**What you have to do:**
Show all lines from the listing below that contain "with".

**Records shown:**
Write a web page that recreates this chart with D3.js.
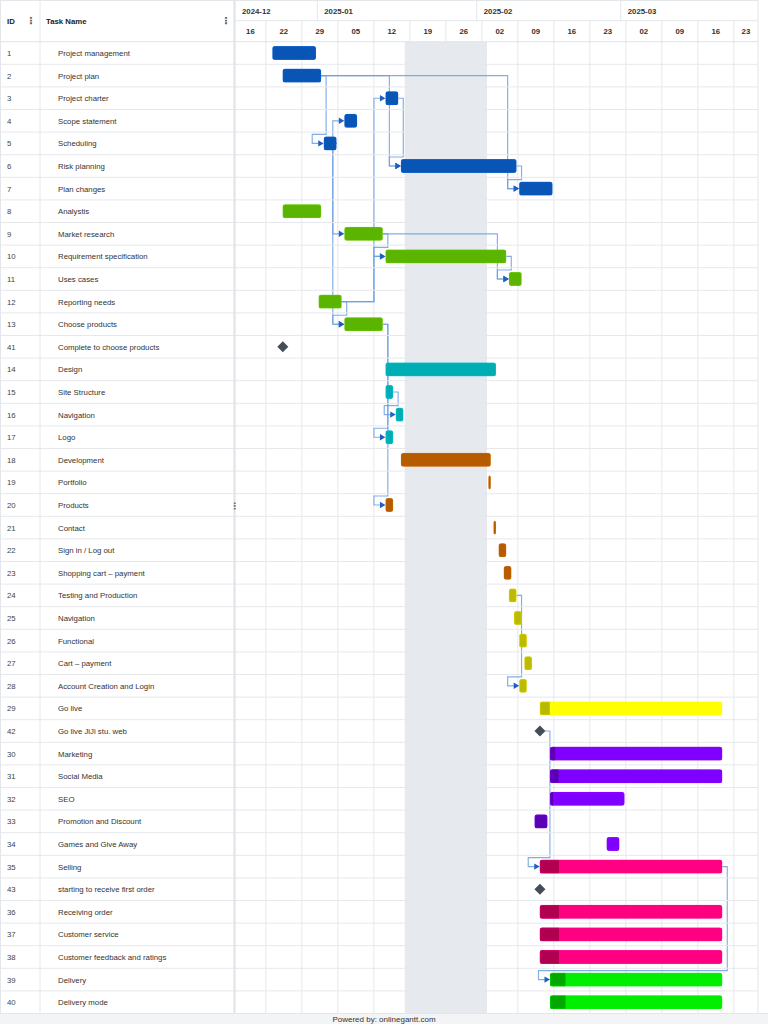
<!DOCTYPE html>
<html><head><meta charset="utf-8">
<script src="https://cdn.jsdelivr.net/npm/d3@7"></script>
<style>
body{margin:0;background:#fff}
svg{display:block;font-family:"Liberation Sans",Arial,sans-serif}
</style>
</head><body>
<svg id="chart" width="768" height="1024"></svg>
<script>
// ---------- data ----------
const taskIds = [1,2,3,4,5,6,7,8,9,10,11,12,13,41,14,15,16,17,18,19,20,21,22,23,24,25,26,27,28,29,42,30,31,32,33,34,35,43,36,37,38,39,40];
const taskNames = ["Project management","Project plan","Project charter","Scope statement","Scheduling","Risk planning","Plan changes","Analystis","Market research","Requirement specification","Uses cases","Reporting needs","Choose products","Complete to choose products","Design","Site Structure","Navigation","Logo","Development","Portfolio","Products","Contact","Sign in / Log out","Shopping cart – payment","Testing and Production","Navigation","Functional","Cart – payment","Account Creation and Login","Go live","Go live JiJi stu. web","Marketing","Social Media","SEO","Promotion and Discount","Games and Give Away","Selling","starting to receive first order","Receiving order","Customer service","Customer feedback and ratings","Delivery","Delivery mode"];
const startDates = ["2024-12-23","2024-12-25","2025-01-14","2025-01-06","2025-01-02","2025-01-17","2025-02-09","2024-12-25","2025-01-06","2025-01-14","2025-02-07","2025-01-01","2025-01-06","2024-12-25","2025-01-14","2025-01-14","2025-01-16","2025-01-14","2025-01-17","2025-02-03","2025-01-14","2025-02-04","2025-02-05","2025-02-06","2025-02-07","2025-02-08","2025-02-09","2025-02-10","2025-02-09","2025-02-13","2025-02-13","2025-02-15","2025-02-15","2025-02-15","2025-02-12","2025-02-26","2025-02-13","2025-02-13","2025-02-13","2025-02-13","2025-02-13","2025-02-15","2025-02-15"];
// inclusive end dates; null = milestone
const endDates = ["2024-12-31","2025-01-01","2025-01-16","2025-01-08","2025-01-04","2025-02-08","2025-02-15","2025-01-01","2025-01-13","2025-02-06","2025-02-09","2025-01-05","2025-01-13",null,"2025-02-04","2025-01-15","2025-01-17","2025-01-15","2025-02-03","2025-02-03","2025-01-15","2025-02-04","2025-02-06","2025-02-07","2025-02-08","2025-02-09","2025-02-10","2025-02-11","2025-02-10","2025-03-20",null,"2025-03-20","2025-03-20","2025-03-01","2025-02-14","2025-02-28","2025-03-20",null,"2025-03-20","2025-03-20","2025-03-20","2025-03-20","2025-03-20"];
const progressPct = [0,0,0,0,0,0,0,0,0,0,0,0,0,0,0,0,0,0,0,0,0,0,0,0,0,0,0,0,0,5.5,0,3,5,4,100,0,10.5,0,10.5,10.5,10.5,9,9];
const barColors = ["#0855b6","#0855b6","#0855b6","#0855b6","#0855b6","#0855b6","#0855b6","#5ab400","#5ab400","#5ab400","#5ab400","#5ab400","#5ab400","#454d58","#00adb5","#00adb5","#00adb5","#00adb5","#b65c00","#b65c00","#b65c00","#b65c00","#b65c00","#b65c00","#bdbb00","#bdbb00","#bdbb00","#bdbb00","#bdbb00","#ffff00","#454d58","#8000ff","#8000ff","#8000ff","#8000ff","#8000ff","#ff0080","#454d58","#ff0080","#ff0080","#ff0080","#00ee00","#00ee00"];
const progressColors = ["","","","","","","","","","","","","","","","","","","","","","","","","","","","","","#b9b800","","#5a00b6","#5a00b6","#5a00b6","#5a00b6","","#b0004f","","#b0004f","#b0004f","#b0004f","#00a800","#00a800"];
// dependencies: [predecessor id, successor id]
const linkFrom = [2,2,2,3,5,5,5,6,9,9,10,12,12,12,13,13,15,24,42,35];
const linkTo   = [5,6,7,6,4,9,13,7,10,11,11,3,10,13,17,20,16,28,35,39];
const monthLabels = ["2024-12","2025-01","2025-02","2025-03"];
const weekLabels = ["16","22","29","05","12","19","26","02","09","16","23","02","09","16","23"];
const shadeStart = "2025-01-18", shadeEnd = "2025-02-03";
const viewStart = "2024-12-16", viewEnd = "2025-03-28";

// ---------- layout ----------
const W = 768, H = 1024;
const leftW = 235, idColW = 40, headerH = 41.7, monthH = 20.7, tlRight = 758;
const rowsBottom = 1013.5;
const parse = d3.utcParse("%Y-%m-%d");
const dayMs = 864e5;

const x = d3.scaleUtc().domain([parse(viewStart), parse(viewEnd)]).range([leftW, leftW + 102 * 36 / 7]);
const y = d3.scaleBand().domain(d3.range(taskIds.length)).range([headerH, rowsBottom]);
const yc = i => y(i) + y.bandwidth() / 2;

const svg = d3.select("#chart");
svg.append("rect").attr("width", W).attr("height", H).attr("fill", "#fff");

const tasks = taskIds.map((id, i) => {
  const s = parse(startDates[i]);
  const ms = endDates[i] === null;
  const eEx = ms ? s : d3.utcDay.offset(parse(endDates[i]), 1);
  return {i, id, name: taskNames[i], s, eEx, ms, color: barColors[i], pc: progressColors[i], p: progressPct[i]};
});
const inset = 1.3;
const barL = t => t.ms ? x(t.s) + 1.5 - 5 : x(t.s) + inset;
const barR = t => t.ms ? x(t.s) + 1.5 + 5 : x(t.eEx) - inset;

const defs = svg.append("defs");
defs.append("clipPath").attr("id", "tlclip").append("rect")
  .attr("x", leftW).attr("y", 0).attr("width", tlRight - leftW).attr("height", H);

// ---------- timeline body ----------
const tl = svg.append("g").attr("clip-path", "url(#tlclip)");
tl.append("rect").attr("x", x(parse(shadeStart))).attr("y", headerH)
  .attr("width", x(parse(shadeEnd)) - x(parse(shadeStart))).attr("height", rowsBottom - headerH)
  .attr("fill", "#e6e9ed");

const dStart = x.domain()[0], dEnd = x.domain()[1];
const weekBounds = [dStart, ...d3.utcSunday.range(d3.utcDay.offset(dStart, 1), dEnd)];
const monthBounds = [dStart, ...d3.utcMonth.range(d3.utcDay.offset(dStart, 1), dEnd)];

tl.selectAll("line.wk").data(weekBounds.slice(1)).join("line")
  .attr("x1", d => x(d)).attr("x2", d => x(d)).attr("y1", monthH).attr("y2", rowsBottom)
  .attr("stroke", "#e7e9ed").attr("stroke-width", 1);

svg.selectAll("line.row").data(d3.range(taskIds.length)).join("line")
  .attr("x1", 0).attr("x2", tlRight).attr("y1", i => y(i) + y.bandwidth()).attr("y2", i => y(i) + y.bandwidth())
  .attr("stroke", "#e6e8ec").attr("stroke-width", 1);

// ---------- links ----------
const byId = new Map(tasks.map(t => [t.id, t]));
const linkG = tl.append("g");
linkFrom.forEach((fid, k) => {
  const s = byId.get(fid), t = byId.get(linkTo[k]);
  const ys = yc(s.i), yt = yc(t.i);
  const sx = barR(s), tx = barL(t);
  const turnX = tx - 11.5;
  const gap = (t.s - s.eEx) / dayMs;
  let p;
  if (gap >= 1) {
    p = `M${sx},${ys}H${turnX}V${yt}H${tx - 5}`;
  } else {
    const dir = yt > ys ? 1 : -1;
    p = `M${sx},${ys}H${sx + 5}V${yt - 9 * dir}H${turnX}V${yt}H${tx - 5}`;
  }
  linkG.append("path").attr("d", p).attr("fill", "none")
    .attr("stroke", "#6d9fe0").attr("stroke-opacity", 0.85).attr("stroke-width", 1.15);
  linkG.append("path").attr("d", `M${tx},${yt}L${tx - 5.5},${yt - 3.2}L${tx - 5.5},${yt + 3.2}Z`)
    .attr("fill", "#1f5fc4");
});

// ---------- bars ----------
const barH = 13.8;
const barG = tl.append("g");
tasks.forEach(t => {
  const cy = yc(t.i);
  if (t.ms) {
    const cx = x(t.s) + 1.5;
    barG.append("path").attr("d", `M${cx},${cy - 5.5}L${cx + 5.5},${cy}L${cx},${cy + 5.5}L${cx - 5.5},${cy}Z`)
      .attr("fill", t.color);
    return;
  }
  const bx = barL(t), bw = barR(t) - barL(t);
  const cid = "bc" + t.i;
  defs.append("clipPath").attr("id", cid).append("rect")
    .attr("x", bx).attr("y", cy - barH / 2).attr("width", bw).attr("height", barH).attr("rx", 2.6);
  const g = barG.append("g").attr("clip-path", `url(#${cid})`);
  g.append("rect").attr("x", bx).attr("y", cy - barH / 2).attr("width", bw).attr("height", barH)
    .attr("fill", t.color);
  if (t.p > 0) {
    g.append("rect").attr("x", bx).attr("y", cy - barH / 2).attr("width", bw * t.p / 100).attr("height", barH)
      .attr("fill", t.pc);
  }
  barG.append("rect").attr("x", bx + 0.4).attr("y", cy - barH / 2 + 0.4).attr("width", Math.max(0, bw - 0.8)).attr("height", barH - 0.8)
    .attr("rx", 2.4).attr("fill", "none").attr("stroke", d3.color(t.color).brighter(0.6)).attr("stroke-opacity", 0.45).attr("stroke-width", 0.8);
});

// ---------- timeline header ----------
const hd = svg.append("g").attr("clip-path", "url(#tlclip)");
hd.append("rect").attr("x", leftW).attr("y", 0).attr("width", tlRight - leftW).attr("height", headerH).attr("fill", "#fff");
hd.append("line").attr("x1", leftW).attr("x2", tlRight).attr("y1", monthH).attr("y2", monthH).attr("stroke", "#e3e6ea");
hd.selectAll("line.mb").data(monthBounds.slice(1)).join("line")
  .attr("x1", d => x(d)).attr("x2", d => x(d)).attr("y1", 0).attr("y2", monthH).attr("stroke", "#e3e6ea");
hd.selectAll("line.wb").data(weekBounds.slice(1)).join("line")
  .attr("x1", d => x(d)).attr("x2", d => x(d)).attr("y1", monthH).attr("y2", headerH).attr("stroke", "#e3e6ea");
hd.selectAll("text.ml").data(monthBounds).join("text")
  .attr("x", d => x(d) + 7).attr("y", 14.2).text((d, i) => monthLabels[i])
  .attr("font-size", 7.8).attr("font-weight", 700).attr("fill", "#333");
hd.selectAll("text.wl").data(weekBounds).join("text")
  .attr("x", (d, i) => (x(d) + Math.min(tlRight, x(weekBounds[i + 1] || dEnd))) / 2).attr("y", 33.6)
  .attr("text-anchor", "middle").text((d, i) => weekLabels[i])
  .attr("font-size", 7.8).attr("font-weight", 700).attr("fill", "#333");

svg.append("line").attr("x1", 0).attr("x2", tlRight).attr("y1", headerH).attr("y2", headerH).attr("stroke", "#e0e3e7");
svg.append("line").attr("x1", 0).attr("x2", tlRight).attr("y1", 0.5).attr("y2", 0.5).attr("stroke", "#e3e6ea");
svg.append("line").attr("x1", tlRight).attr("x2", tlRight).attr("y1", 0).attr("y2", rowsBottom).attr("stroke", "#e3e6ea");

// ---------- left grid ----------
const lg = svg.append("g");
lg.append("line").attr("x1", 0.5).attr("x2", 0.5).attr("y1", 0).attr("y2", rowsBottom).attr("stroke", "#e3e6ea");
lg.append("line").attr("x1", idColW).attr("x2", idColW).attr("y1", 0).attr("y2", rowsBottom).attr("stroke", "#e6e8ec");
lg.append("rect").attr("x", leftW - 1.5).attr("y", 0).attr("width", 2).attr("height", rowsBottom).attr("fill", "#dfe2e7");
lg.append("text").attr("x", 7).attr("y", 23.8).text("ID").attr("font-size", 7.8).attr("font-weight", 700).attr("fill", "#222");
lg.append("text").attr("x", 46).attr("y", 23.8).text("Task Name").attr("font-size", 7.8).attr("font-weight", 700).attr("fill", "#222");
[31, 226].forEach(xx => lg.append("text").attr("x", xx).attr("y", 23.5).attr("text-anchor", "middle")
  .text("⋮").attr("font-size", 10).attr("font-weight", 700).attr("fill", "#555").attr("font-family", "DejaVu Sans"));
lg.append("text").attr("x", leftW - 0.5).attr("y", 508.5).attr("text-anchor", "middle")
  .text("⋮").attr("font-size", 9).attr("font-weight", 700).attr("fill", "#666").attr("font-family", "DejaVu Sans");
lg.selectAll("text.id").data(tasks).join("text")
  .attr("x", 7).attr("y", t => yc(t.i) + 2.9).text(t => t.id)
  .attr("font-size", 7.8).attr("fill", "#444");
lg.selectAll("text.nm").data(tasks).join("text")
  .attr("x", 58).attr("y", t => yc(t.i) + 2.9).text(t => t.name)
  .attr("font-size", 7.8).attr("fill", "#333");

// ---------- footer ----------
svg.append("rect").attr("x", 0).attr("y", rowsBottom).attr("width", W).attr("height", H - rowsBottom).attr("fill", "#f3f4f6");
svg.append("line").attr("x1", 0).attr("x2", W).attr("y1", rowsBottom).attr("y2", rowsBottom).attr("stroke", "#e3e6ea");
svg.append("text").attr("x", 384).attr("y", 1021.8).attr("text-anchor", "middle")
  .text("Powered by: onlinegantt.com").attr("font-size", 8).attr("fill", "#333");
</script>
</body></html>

==

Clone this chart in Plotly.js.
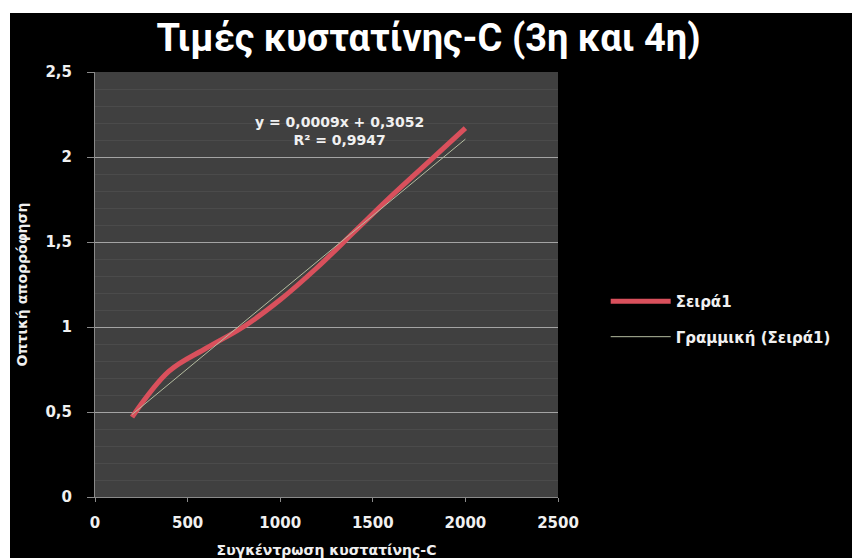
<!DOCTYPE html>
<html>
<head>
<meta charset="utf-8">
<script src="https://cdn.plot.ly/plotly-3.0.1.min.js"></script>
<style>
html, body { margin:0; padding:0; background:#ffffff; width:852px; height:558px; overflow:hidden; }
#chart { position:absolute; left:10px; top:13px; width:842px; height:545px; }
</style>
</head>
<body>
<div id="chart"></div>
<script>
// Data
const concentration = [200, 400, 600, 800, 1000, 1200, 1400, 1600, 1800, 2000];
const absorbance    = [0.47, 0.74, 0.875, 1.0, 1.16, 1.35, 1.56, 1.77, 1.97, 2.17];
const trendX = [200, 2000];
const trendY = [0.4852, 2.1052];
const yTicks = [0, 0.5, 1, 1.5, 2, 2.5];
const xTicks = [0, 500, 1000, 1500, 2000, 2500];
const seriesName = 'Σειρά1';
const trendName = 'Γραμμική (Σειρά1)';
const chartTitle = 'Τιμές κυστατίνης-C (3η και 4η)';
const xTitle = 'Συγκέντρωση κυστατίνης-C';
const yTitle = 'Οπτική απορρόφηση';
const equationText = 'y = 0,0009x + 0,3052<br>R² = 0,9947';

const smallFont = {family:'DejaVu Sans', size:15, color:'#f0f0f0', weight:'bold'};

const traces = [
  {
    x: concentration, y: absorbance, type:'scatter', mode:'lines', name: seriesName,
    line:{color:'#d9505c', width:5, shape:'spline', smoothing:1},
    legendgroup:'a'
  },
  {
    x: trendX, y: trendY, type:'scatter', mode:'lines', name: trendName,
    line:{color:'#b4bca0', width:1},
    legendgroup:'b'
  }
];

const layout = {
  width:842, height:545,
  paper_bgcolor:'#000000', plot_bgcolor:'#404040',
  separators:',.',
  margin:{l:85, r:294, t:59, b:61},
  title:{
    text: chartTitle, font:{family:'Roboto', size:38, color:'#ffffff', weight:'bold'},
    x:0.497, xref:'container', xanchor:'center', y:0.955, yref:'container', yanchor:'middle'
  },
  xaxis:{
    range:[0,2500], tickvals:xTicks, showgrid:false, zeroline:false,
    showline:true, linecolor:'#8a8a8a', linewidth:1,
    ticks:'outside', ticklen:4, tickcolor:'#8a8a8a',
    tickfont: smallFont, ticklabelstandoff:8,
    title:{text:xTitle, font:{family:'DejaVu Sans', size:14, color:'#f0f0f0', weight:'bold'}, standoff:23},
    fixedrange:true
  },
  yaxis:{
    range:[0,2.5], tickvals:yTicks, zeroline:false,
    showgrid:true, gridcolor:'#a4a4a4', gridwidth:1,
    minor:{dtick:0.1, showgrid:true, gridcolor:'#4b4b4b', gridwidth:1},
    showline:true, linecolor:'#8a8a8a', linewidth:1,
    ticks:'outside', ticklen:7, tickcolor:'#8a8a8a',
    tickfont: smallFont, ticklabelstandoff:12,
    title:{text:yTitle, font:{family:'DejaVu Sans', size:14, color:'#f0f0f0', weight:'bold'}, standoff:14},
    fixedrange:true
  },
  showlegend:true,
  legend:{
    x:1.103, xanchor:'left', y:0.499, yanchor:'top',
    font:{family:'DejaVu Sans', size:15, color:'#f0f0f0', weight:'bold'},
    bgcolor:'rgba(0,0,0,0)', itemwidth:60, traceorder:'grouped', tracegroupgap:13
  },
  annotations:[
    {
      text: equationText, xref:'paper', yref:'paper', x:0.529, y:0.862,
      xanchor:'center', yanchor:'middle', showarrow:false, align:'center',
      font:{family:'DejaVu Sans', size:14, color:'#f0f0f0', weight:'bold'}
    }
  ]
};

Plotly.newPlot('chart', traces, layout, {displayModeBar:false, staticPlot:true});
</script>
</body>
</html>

...

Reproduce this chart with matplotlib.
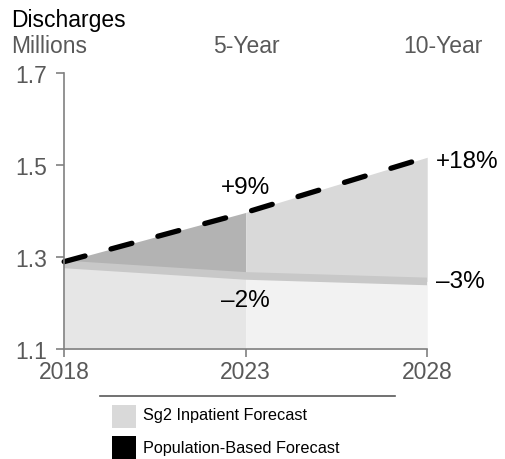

**Written solution:**
Write a web page that recreates this chart with D3.js.
Reproduce this chart with matplotlib.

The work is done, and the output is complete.